Is Java 8 findFirst().isPresent() more efficient t

2019-04-06 09:39发布

问题:

Given I have a stream Stream<T> stream = list.stream().filter(some predicate) where the list is very large, is it more efficient to check whether the stream is non-empty by doing: stream.count() > 0 or by doing: stream.findFirst().isPresent()?

回答1:

If all you want to know, is whether there is a match, you should use
list.stream().anyMatch(some predicate), not only because it is more efficient, but also, because it is the correct idiom for expressing you intention.

As said by others, anyMatch is short-circuiting, which implies that it will stop at the first match, whereas count will, as the name suggests, count all matches before returning. Depending on the stream contents, this can make a huge performance difference. But note, that you can make count similarly efficient, by using list.stream().filter(some predicate).limit(1).count() > 0

Then, it will also stop after the first occurrence, but, as said, anyMatch is still the preferred way to express that you are interested in whether there is any match. Things change, when the task is to find out whether there are at least n matches. Then, .limit(n).count() > n-1 (or >= n) becomes the natural idiom.

Note that findFirst() differs from the other solution because its answer depends on the ordering. So if you only want to know whether there is a match, you should use findAny() instead. Still, there is a theoretical difference due to the requirement of returning the matching value, compared to just telling whether there is a match, like anyMatch does, though currently that difference lies only in the construction of an Optional instance, hence is negligible.
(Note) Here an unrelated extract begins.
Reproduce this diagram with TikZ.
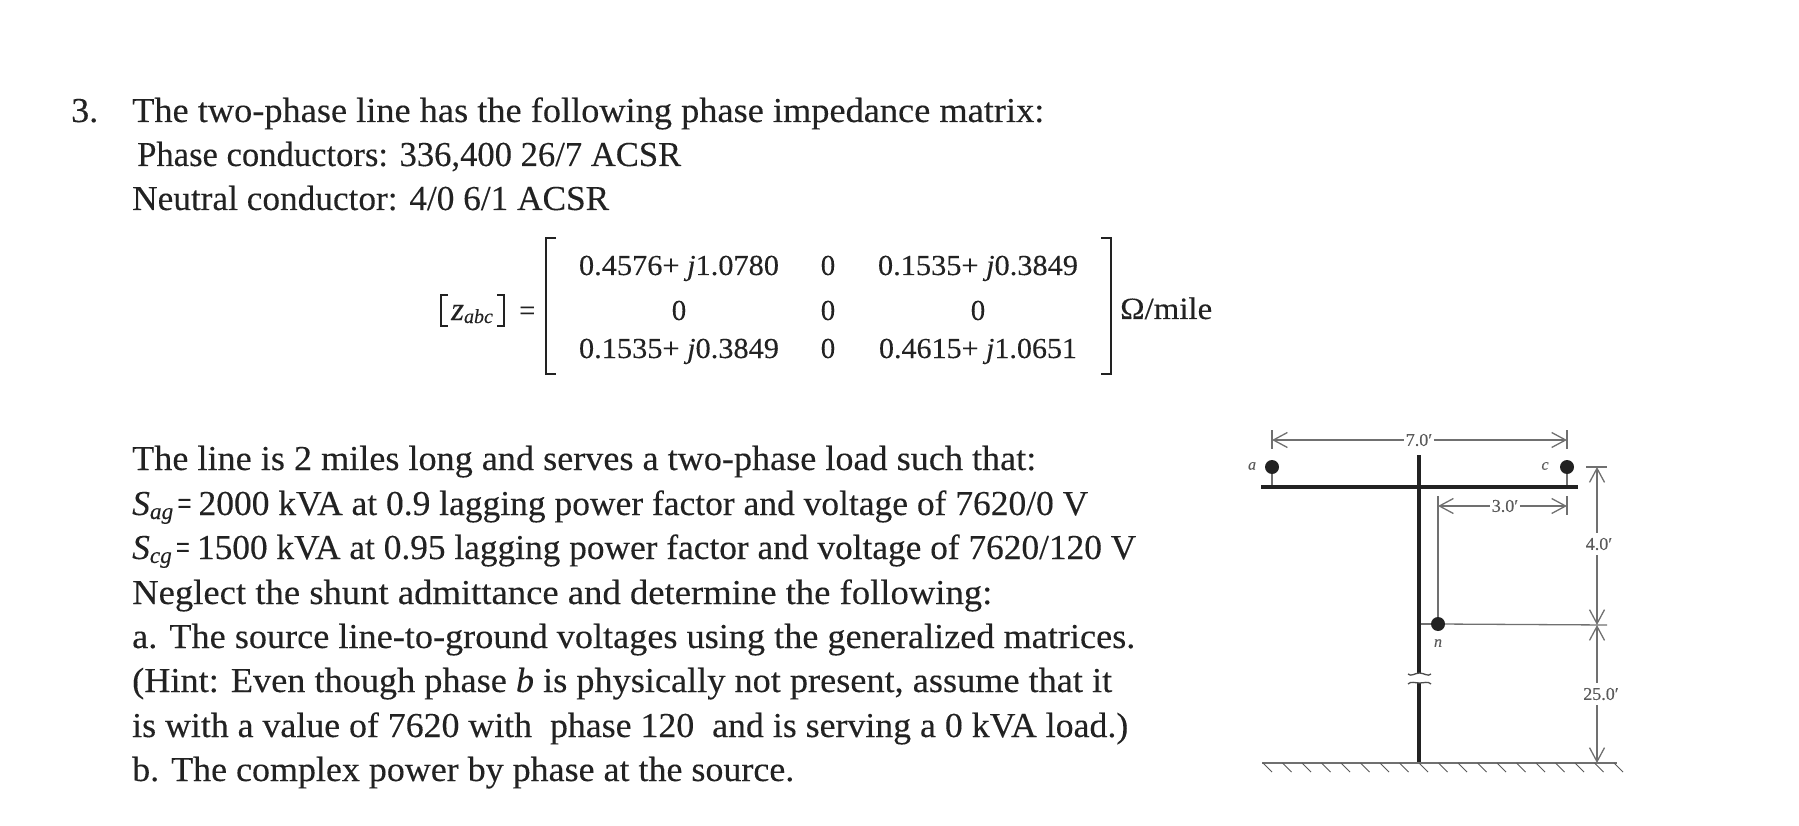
\documentclass[tikz,border=0pt]{standalone}
\usepackage{fontspec}
\usepackage{graphicx}
\setmainfont[FakeBold=0.2]{Liberation Serif}
\usetikzlibrary{arrows.meta}
\definecolor{ink}{HTML}{222222}
\definecolor{dimc}{HTML}{707070}
\newcommand{\fitw}[2]{\resizebox{#1pt}{\height}{#2}}
\newcommand{\subs}[1]{\raisebox{-4pt}{\fontsize{23}{23}\selectfont\itshape #1}}
\newcommand{\tighteq}{\kern4pt\resizebox{14pt}{\height}{=}\kern7pt}
\tikzset{
  body/.style={anchor=base west,inner sep=0pt,text=ink,font=\fontsize{35}{35}\selectfont},
  mtx/.style={anchor=base,inner sep=0pt,text=ink,font=\fontsize{29}{29}\selectfont},
  dimlabel/.style={inner sep=1.5pt,fill=white,text=dimc!80!black,font=\fontsize{18}{18}\selectfont},
  vlabel/.style={dimlabel,fill=none,inner ysep=5pt},
  phase/.style={inner sep=0pt,text=dimc!80!black,font=\fontsize{16}{16}\selectfont\itshape},
  cond/.style={circle,fill=ink,inner sep=0pt,minimum size=14pt},
  dimline/.style={draw=dimc,line width=1.3pt},
  dimstart/.style={dimline,{Straight Barb[length=14pt,width=15pt]}-},
  dimend/.style={dimline,-{Straight Barb[length=14pt,width=15pt]}},
  steel/.style={draw=ink,line cap=butt},
  brk/.style={draw=ink!80,line width=1.3pt}
}
\begin{document}
\begin{tikzpicture}[x=1pt,y=-1pt]
\useasboundingbox (0,0) rectangle (1799,826);
% question text
\node[body] (num) at (71,122) {\fitw{27}{3.}};
\node[body] (l1) at (132,122) {\fitw{912}{The two-phase line has the following phase impedance matrix:}};
\node[body] (l2) at (137,166) {\fitw{544}{Phase conductors: 336,400 26/7 ACSR}};
\node[body] (l3) at (132,210) {\fitw{477}{Neutral conductor: 4/0 6/1 ACSR}};
\node[body] (l4) at (132,470) {\fitw{904}{The line is 2 miles long and serves a two-phase load such that:}};
\node[body] (l5) at (132,515) {\fitw{956}{\textit{S}\subs{ag}\tighteq 2000 kVA at 0.9 lagging power factor and voltage of 7620/0 V}};
\node[body] (l6) at (132,559) {\fitw{1004}{\textit{S}\subs{cg}\tighteq 1500 kVA at 0.95 lagging power factor and voltage of 7620/120 V}};
\node[body] (l7) at (132,604) {\fitw{860}{Neglect the shunt admittance and determine the following:}};
\node[body] (l8) at (132,648) {\fitw{1003}{a. The source line-to-ground voltages using the generalized matrices.}};
\node[body] (l9) at (132,692) {\fitw{980}{(Hint: Even though phase \textit{b} is physically not present, assume that it}};
\node[body] (l10) at (132,737) {\fitw{996}{is with a value of 7620 with\ \ phase 120\ \ and is serving a 0 kVA load.)}};
\node[body] (l11) at (132,781) {\fitw{662}{b. The complex power by phase at the source.}};
% matrix equation
\node[mtx,anchor=base west] (zlab) at (451,320) {{\fontsize{33}{33}\selectfont\textit{z}}\raisebox{-3pt}{\fontsize{20}{20}\selectfont\itshape abc}};
\node[mtx,anchor=base west] (eq) at (519,320) {\fitw{16}{=}};
\node[mtx] (m11) at (679,275) {\fitw{200}{0.4576+ \textit{j}1.0780}};
\node[mtx] (m12) at (828,275) {0};
\node[mtx] (m13) at (978,275) {\fitw{200}{0.1535+ \textit{j}0.3849}};
\node[mtx] (m21) at (679,320) {0};
\node[mtx] (m22) at (828,320) {0};
\node[mtx] (m23) at (978,320) {0};
\node[mtx] (m31) at (679,358) {\fitw{200}{0.1535+ \textit{j}0.3849}};
\node[mtx] (m32) at (828,358) {0};
\node[mtx] (m33) at (978,358) {\fitw{198}{0.4615+ \textit{j}1.0651}};
\node[mtx,anchor=base west] (unit) at (1120,319) {\fitw{92}{{\fontsize{31}{31}\selectfont Ω/mile}}};
\draw[draw=ink,line width=1.2pt] (448,295) -- (441,295) -- (441,326) -- (448,326);
\draw[draw=ink,line width=1.2pt] (497,295) -- (504,295) -- (504,326) -- (497,326);
\draw[draw=ink,line width=1.5pt] (556,238) -- (546,238) -- (546,374) -- (556,374);
\draw[draw=ink,line width=1.5pt] (1101,238) -- (1111,238) -- (1111,374) -- (1101,374);
% pole geometry
\coordinate (poletop) at (1419,455);
\coordinate (polebreakA) at (1419,673);
\coordinate (polebreakB) at (1419,683);
\coordinate (polefoot) at (1419,763);
\coordinate (armL) at (1261,487);
\coordinate (armR) at (1578,487);
\coordinate (armA) at (1272,487);
\coordinate (armC) at (1567,487);
\coordinate (poleN) at (1419,624);
\coordinate (gndL) at (1262,763);
\coordinate (gndR) at (1617,763);
\node[cond] (a) at (1272,467) {};
\node[cond] (c) at (1567,467) {};
\node[cond] (n) at (1438,624) {};
\node[phase] (alab) at (1252,466) {a};
\node[phase] (clab) at (1545,466) {c};
\node[phase] (nlab) at (1438,643) {n};
\draw[dimline] (a) -- (armA);
\draw[dimline] (c) -- (armC);
\draw[dimline] (poleN) -- (n);
\draw[steel,line width=3.4pt] (armL) -- (armR);
\draw[steel,line width=4.2pt] (poletop) -- (polebreakA);
\draw[steel,line width=4.2pt] (polebreakB) -- (polefoot);
% pole break
\draw[brk] (1408,674) .. controls (1411,677) and (1415,673) .. (1419.5,673) .. controls (1424,673) and (1428,677) .. (1431,674);
\draw[brk] (1408,684) .. controls (1411,681) and (1415,683) .. (1419.5,683) .. controls (1424,683) and (1428,681) .. (1431,684);
% ground
\draw[draw=dimc,line width=1.2pt] (gndL) -- (gndR);
\foreach \k in {0,...,18}{
  \draw[draw=ink!75,line width=.9pt] ({1263+19.5*\k},763) -- ({1272+19.5*\k},772);
}
% 7.0 dimension
\coordinate (d7L) at (1272,440);
\coordinate (d7R) at (1567,440);
\node[dimlabel] (d7) at (1419,440) {7.0′};
\draw[dimline] (1272,430) -- (1272,449);
\draw[dimline] (1567,430) -- (1567,449);
\draw[dimstart] (d7L) -- (d7);
\draw[dimend] (d7) -- (d7R);
% 3.0 dimension
\coordinate (d3L) at (1438,506);
\coordinate (d3R) at (1567,506);
\coordinate (ext3) at (1438,496);
\node[dimlabel] (d3) at (1505,506) {3.0′};
\draw[dimline] (1567,496) -- (1567,515);
\draw[dimline] (ext3) -- (n);
\draw[dimstart] (d3L) -- (d3);
\draw[dimend] (d3) -- (d3R);
% vertical dimensions
\coordinate (v4top) at (1597,467);
\coordinate (vmid) at (1597,625);
\coordinate (vfoot) at (1597,763);
\coordinate (midR) at (1607,625);
\draw[dimline] (1586,467) -- (1607,467);
\draw[dimline] (n) -- (midR);
\node[vlabel] (d4) at (1599,544) {4.0′};
\node[vlabel] (d25) at (1601,694) {25.0′};
\draw[dimstart] (v4top) -- (v4top |- d4.north);
\draw[dimend] (v4top |- d4.south) -- (vmid);
\draw[dimstart] (vmid) -- (vmid |- d25.north);
\draw[dimend] (vmid |- d25.south) -- (vfoot);
\end{tikzpicture}
\end{document}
But since you are programming against an API to encode your intention, you should not use find… when you only want to know whether there is a match. anyMatch clearly expresses your intention and might have an even higher benefit in future implementations or more complex scenarios.



回答2:

I would recommend using list.stream().anyMatch(some predicate), which is a terminal operation for exactly this case. It's not only more efficient than stream.count(), but it won't hang on infinite streams.



回答3:

findAny (which is preferable to findFirst if you do not need ordering) and anyMatch are short-circuiting operations, which means they can return early without consuming the entire stream if the conditions allow. This is mentioned and linked in their method javadocs. count() is not.

If the stream's final stage still uses a spliterator with the SIZED characteristic then count() may be as fast as the other two options. But this is a far weaker property than short-circuiting since intermediate stream operations – such as filter() – are very likely to discard the SIZED aspect.

All this information can be gleaned from the package documentation, it's highly recommended reading.